**PROVIDED MATERIAL**.
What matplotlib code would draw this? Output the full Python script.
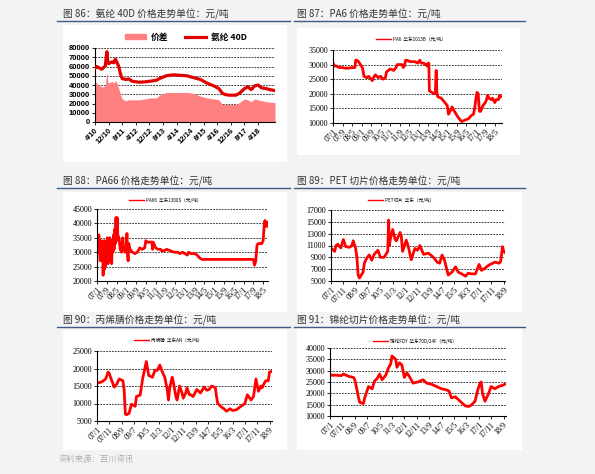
import matplotlib
matplotlib.use("Agg")
import matplotlib.pyplot as plt
from matplotlib.patches import Rectangle, Patch
from matplotlib.lines import Line2D

plt.rcParams['font.family'] = ['Noto Sans CJK SC', 'DejaVu Sans']

# ---------------- data ----------------
# Panel 86: spandex 40D, months since 2010-04
sp_month = [0, 1, 2, 3, 4, 5, 6, 7, 7.5, 8, 9, 10, 11, 12, 13, 14, 15, 16, 18, 20, 22, 26, 30, 32, 36, 38, 42, 46, 50, 54, 58, 62, 66, 70, 73, 75, 77, 79, 83, 85, 88, 90, 92, 94, 96, 98, 101, 103, 106]
sp_price = [58000, 60000, 59000, 58000, 57000, 59000, 60000, 76000, 66000, 63000, 64000, 65000, 64000, 68000, 64000, 60000, 52000, 47000, 46000, 46500, 44000, 43000, 43500, 44000, 45000, 47000, 50000, 51000, 50500, 50000, 48000, 46000, 42000, 39000, 36000, 31000, 29500, 29000, 29000, 31000, 36000, 38000, 35000, 39000, 40000, 37000, 36000, 35000, 34000]
sp_spread = [44000, 42000, 40000, 39000, 38000, 38000, 40000, 54000, 44000, 42000, 43000, 44000, 42000, 45000, 42000, 36000, 30000, 25000, 23000, 24000, 24000, 24000, 25000, 26000, 26000, 29000, 32000, 32000, 32000, 32000, 31000, 28000, 26000, 25000, 24000, 19000, 19000, 19000, 19000, 21000, 25000, 24000, 22000, 25000, 24000, 23000, 22000, 21500, 21000]
sp_ticks = ["4/10", "12/10", "8/11", "4/12", "12/12", "8/13", "4/14", "12/14", "8/15", "4/16", "12/16", "8/17", "4/18"]

# Panel 87: PA6, months since 2007-01
pa6_month = [0, 1, 2, 3, 5, 7.5, 10, 13, 17, 18.5, 19, 20, 21.5, 23, 24, 25, 26, 28.5, 30, 33, 34, 35.5, 37, 38, 40, 42, 44, 45, 48, 51, 53, 54, 56, 58, 59, 60, 61, 62, 65, 67, 69, 71, 73, 74, 76, 78, 79, 80, 80.5, 81, 83, 85, 86, 86.7, 87.3, 88, 91, 94, 96, 97, 99, 100, 102, 105, 108, 111, 114, 116, 118, 119, 120, 121, 122, 123, 124, 126, 128, 129, 130, 131, 133, 134, 136, 137, 139, 140, 141]
pa6_price = [30500, 29800, 29500, 29500, 29000, 29000, 28800, 28800, 29000, 29000, 31500, 31500, 31000, 30000, 29500, 28500, 26000, 25500, 26000, 24500, 25500, 26500, 26000, 25500, 26000, 25000, 25500, 27500, 28500, 28000, 29000, 30000, 30000, 30000, 29000, 29500, 31500, 31500, 31000, 31000, 31000, 30500, 31500, 30500, 30500, 30000, 29500, 30500, 30500, 21000, 20500, 20000, 20500, 28000, 20000, 19000, 18500, 17000, 16000, 13000, 14500, 15500, 14000, 12000, 10500, 11000, 11500, 12500, 13000, 15000, 18000, 20500, 20000, 14000, 14000, 16000, 17000, 18000, 19500, 18500, 18000, 18500, 17000, 18000, 18000, 19500, 19000]
pa6_ticks = ["07/1", "07/9", "08/5", "09/1", "09/9", "10/5", "11/1", "11/9", "12/5", "13/1", "13/9", "14/5", "15/1", "15/9", "16/5", "17/1", "17/9", "18/5"]

# Panel 88: PA66, months since 2007-01
pa66_month = [0, 0.5, 1, 1.5, 2, 2.5, 3, 3.5, 4, 4.5, 5, 5.5, 6, 6.5, 7, 7.5, 8, 8.5, 9, 9.5, 10, 10.5, 11, 11.5, 12, 12.5, 13, 13.5, 14, 14.5, 15, 15.5, 16, 16.5, 17, 18, 19, 20, 21, 22, 23, 24, 24.5, 25, 25.5, 26, 27, 29, 31, 33, 35, 37, 39, 40, 41, 43, 45, 45.5, 46, 48, 50, 52, 53, 55, 57, 60, 63, 66, 68, 70, 72, 74, 75, 77, 80, 82, 84, 86, 87, 90, 100, 110, 120, 128, 129, 130, 131, 132, 134, 135, 136, 137, 137.5, 138, 139, 140]
pa66_price = [27000, 35000, 30000, 36000, 31000, 34000, 27000, 33000, 30000, 34000, 22000, 30000, 24000, 34000, 25000, 33000, 28000, 35000, 26000, 33000, 27000, 35000, 30000, 34000, 26000, 33000, 30000, 36000, 31000, 38000, 33000, 42000, 34000, 42000, 36000, 35000, 31000, 30000, 35000, 31000, 30000, 30500, 36500, 29000, 27000, 33000, 31000, 30000, 29500, 30000, 31500, 31000, 31500, 34000, 33500, 33500, 33500, 31000, 33500, 31500, 31000, 31000, 30500, 30500, 31000, 30500, 30000, 30000, 29500, 30000, 29500, 29000, 30000, 29500, 29500, 29000, 28000, 27500, 27500, 27500, 27500, 27500, 27500, 27500, 25500, 27000, 32500, 33000, 33000, 33000, 34000, 40000, 41000, 39000, 40500, 39000]
pa66_ticks = pa6_ticks

# Panel 89: PET chips, months since 2007-01
pet_month = [0, 2, 3, 4, 5.5, 7, 8, 10, 12, 15, 17, 18, 20, 21, 22, 23, 24, 26, 27, 29, 31, 33, 35, 38, 40, 43, 46, 46.7, 47.3, 48, 50, 52, 53, 56, 57, 58, 61, 63, 65, 68, 70, 72, 75, 79, 83, 86, 88, 90, 92, 95, 98, 101, 103, 106, 109, 111, 114, 117, 120, 122, 125, 128, 130, 133, 136, 137.5, 139, 140, 141]
pet_price = [10500, 10200, 10000, 11000, 11200, 10800, 10600, 12000, 10800, 10700, 11000, 11800, 10500, 9000, 6000, 5500, 5800, 6500, 8000, 8900, 9400, 8500, 9500, 10200, 9000, 9000, 10000, 15300, 11000, 12000, 13700, 12000, 11800, 13200, 12500, 10000, 11900, 10500, 8600, 10500, 10200, 11000, 9500, 9700, 9000, 8200, 8000, 9400, 8500, 6000, 6500, 7400, 6500, 6200, 5800, 6300, 6200, 6200, 7800, 6800, 7200, 7700, 7900, 8200, 8000, 8300, 10800, 10000, 9800]
pet_ticks = ["07/1", "07/11", "08/9", "09/7", "10/5", "11/3", "12/1", "12/11", "13/9", "14/7", "15/5", "16/3", "17/1", "17/11", "18/9"]

# Panel 90: acrylonitrile, months since 2007-01
an_month = [0, 2, 4, 7, 9, 10, 12, 14, 16, 18, 21, 22, 23, 24, 26, 28, 31, 32, 35, 37, 40, 42, 45, 47, 49, 51, 53, 55, 57, 58, 59, 61, 62, 64, 65, 67, 69, 70, 72, 73, 75, 76, 78, 81, 84, 87, 89, 91, 93, 96, 97, 98, 101, 103, 105, 108, 110, 113, 116, 118, 120, 122, 125, 127, 129, 131, 133, 134, 136, 137, 139, 140, 142]
an_price = [15800, 16000, 16200, 17000, 19000, 18500, 16500, 14700, 15500, 17000, 16500, 14000, 7000, 6800, 7200, 9800, 9200, 12000, 12400, 17000, 22000, 18000, 17500, 19500, 19500, 21000, 19000, 17500, 14000, 11000, 14500, 17500, 16000, 12000, 11000, 15000, 13000, 11500, 13000, 14500, 12500, 12500, 12000, 14000, 13000, 14700, 13800, 14000, 15000, 14500, 12000, 10000, 9000, 8500, 7800, 8500, 8000, 8200, 9000, 9500, 10000, 12500, 11000, 12000, 17000, 13500, 15000, 14500, 16000, 16500, 16500, 19000, 19200]
an_ticks = pet_ticks

# Panel 91: nylon chips, months since 2007-01
ny_month = [0, 5, 9, 11, 15, 19, 20, 22, 23, 24, 27, 28, 31, 34, 36, 38, 40, 42, 45, 47, 49, 50, 51, 53, 54, 56, 58, 60, 62, 64, 67, 71, 75, 78, 82, 86, 90, 94, 96, 98, 101, 104, 106, 109, 112, 114, 117, 119, 121, 122, 123, 125, 128, 130, 133, 136, 139, 141]
ny_price = [28000, 28000, 27800, 28500, 27500, 27000, 26000, 21000, 18000, 16000, 15500, 18000, 23000, 22000, 25500, 26500, 28500, 26000, 28000, 31000, 33000, 36500, 36000, 35000, 31500, 33500, 32500, 27000, 29000, 27500, 24500, 25000, 26000, 24500, 24000, 23000, 22000, 21500, 21000, 18000, 18500, 17000, 16000, 14500, 14200, 14800, 16500, 21000, 24500, 25000, 20000, 16500, 20000, 23000, 22000, 23000, 23500, 24000]
ny_ticks = pet_ticks

# ---------------- layout ----------------
W, H = 595, 474
fig = plt.figure(figsize=(W / 100, H / 100), dpi=100, facecolor='#f3f3f3')

def frect(l, r, t, b):
    return [l / W, 1 - b / H, (r - l) / W, (b - t) / H]

def box(l, r, t, b):
    fig.patches.append(Rectangle((l / W, 1 - b / H), (r - l) / W, (b - t) / H,
                                 transform=fig.transFigure, facecolor='white',
                                 edgecolor='none', zorder=-5))

def title(x, y, s, l, r):
    fig.text(x / W, 1 - y / H, s, fontsize=7, color='#333333', va='center', ha='left')
    fig.add_artist(Line2D([l / W, r / W], [1 - (y + 6.5) / H] * 2, color='#3d5a80', lw=1.0,
                          transform=fig.transFigure))

box(63, 287, 25, 162); box(297, 520, 28, 155)
box(63, 287, 192, 312); box(297, 522, 192, 312)
box(63, 287, 330, 450); box(297, 522, 328, 450)

title(63, 14, "图 86：氨纶 40D 价格走势单位：元/吨", 57, 290)
title(297, 14, "图 87：PA6 价格走势单位：元/吨", 294, 525)
title(63, 181, "图 88：PA66 价格走势单位：元/吨", 57, 290)
title(297, 181, "图 89：PET 切片价格走势单位：元/吨", 294, 525)
title(63, 320, "图 90：丙烯腈价格走势单位：元/吨", 57, 290)
title(297, 320, "图 91：锦纶切片价格走势单位：元/吨", 294, 525)

fig.text(58 / W, 1 - 459 / H, "资料来源：百川资讯", fontsize=6, color='#a8a8a8',
         va='center', ha='left', family=['Noto Serif CJK SC', 'Noto Sans CJK SC', 'DejaVu Sans'], style='italic')

def style_axes(ax, ylo, yhi, ystep, xmax, step, labels, serif=True, fs=5.8):
    ax.set_facecolor('none')
    ax.set_ylim(ylo, yhi)
    ax.set_xlim(0, xmax)
    ax.set_yticks(list(range(ylo, yhi + 1, ystep)))
    ax.set_xticks([i * step for i in range(len(labels))])
    ax.set_xticklabels(labels, rotation=45, ha='right', rotation_mode='anchor')
    for s in ['top', 'right']:
        ax.spines[s].set_visible(False)
    for s in ['left', 'bottom']:
        ax.spines[s].set_linewidth(0.8)
        ax.spines[s].set_color('black')
    ax.yaxis.grid(True, linestyle=(0, (2, 1.2)), color='#333333', lw=0.65)
    ax.set_axisbelow(True)
    ax.tick_params(length=2, width=0.6, pad=1.5)
    fam = ['Liberation Serif', 'DejaVu Serif'] if serif else ['Liberation Sans', 'DejaVu Sans']
    for lab in ax.get_xticklabels() + ax.get_yticklabels():
        lab.set_family(fam)
        lab.set_fontsize(fs)
        if not serif:
            lab.set_fontweight('bold')

def small_legend(ax, x, y, label):
    h = [Line2D([], [], color='red', lw=1.0)]
    ax.legend(h, [label], loc='center left', bbox_to_anchor=(x / W, 1 - y / H),
              bbox_transform=fig.transFigure, frameon=False, fontsize=3.3,
              handlelength=3.2, handletextpad=0.6, borderpad=0, borderaxespad=0)

LW = 2.0

# Panel 86
ax1 = fig.add_axes(frect(95, 275, 48, 122))
ax1.fill_between(sp_month, sp_spread, 0, color='#ff8080', lw=0, zorder=2)
ax1.plot(sp_month, sp_price, color='#e00000', lw=2.3, zorder=3)
style_axes(ax1, 0, 80000, 10000, 106, 8, sp_ticks, serif=False, fs=5.5)
ax1.legend([Patch(color='#ff8080'), Line2D([], [], color='#e00000', lw=2.3)], ["价差", "氨纶 40D"],
           loc='center left', bbox_to_anchor=(125 / W, 1 - 37 / H), bbox_transform=fig.transFigure,
           ncol=2, frameon=False, prop={'size': 6.3, 'weight': 'bold'}, handlelength=2.4,
           handleheight=0.5, handletextpad=0.5, columnspacing=2.0, borderpad=0, borderaxespad=0)

# Panel 87
ax2 = fig.add_axes(frect(333, 502, 50, 123))
ax2.plot(pa6_month, pa6_price, color='red', lw=LW)
style_axes(ax2, 10000, 35000, 5000, 142, 8, pa6_ticks)
small_legend(ax2, 376, 39, "PA6  华东1013B（元/吨）")

# Panel 88
ax3 = fig.add_axes(frect(97, 268, 209, 281))
ax3.plot(pa66_month, pa66_price, color='red', lw=LW)
style_axes(ax3, 20000, 45000, 5000, 140, 8, pa66_ticks)
small_legend(ax3, 129, 200, "PA66  华东1300S（元/吨）")

# Panel 89
ax4 = fig.add_axes(frect(331, 505, 210, 281))
ax4.plot(pet_month, pet_price, color='red', lw=LW)
style_axes(ax4, 5000, 17000, 2000, 141, 10, pet_ticks)
small_legend(ax4, 368, 200, "PET切片  华东（元/吨）")

# Panel 90
ax5 = fig.add_axes(frect(97, 272, 351, 421))
ax5.plot(an_month, an_price, color='red', lw=LW)
style_axes(ax5, 5000, 25000, 5000, 142, 10, an_ticks)
small_legend(ax5, 134, 340, "丙烯腈  华东AN（元/吨）")

# Panel 91
ax6 = fig.add_axes(frect(330, 506, 348, 416))
ax6.plot(ny_month, ny_price, color='red', lw=LW)
style_axes(ax6, 10000, 40000, 5000, 142, 10, ny_ticks)
small_legend(ax6, 373, 341, "锦纶FDY  华东70D/24F（元/吨）")

fig.savefig("out.png", dpi=100, facecolor=fig.get_facecolor())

**EXERCISE**. Only lines belong in the copy: transcribe those from the start of the data through the line that contains "plt.rcParams['font.family'] = ['Noto", and skip the pictures.

**SOLUTION FOR THIS EXERCISE**.
What matplotlib code would draw this? Output the full Python script.
import matplotlib
matplotlib.use("Agg")
import matplotlib.pyplot as plt
from matplotlib.patches import Rectangle, Patch
from matplotlib.lines import Line2D

plt.rcParams['font.family'] = ['Noto Sans CJK SC', 'DejaVu Sans']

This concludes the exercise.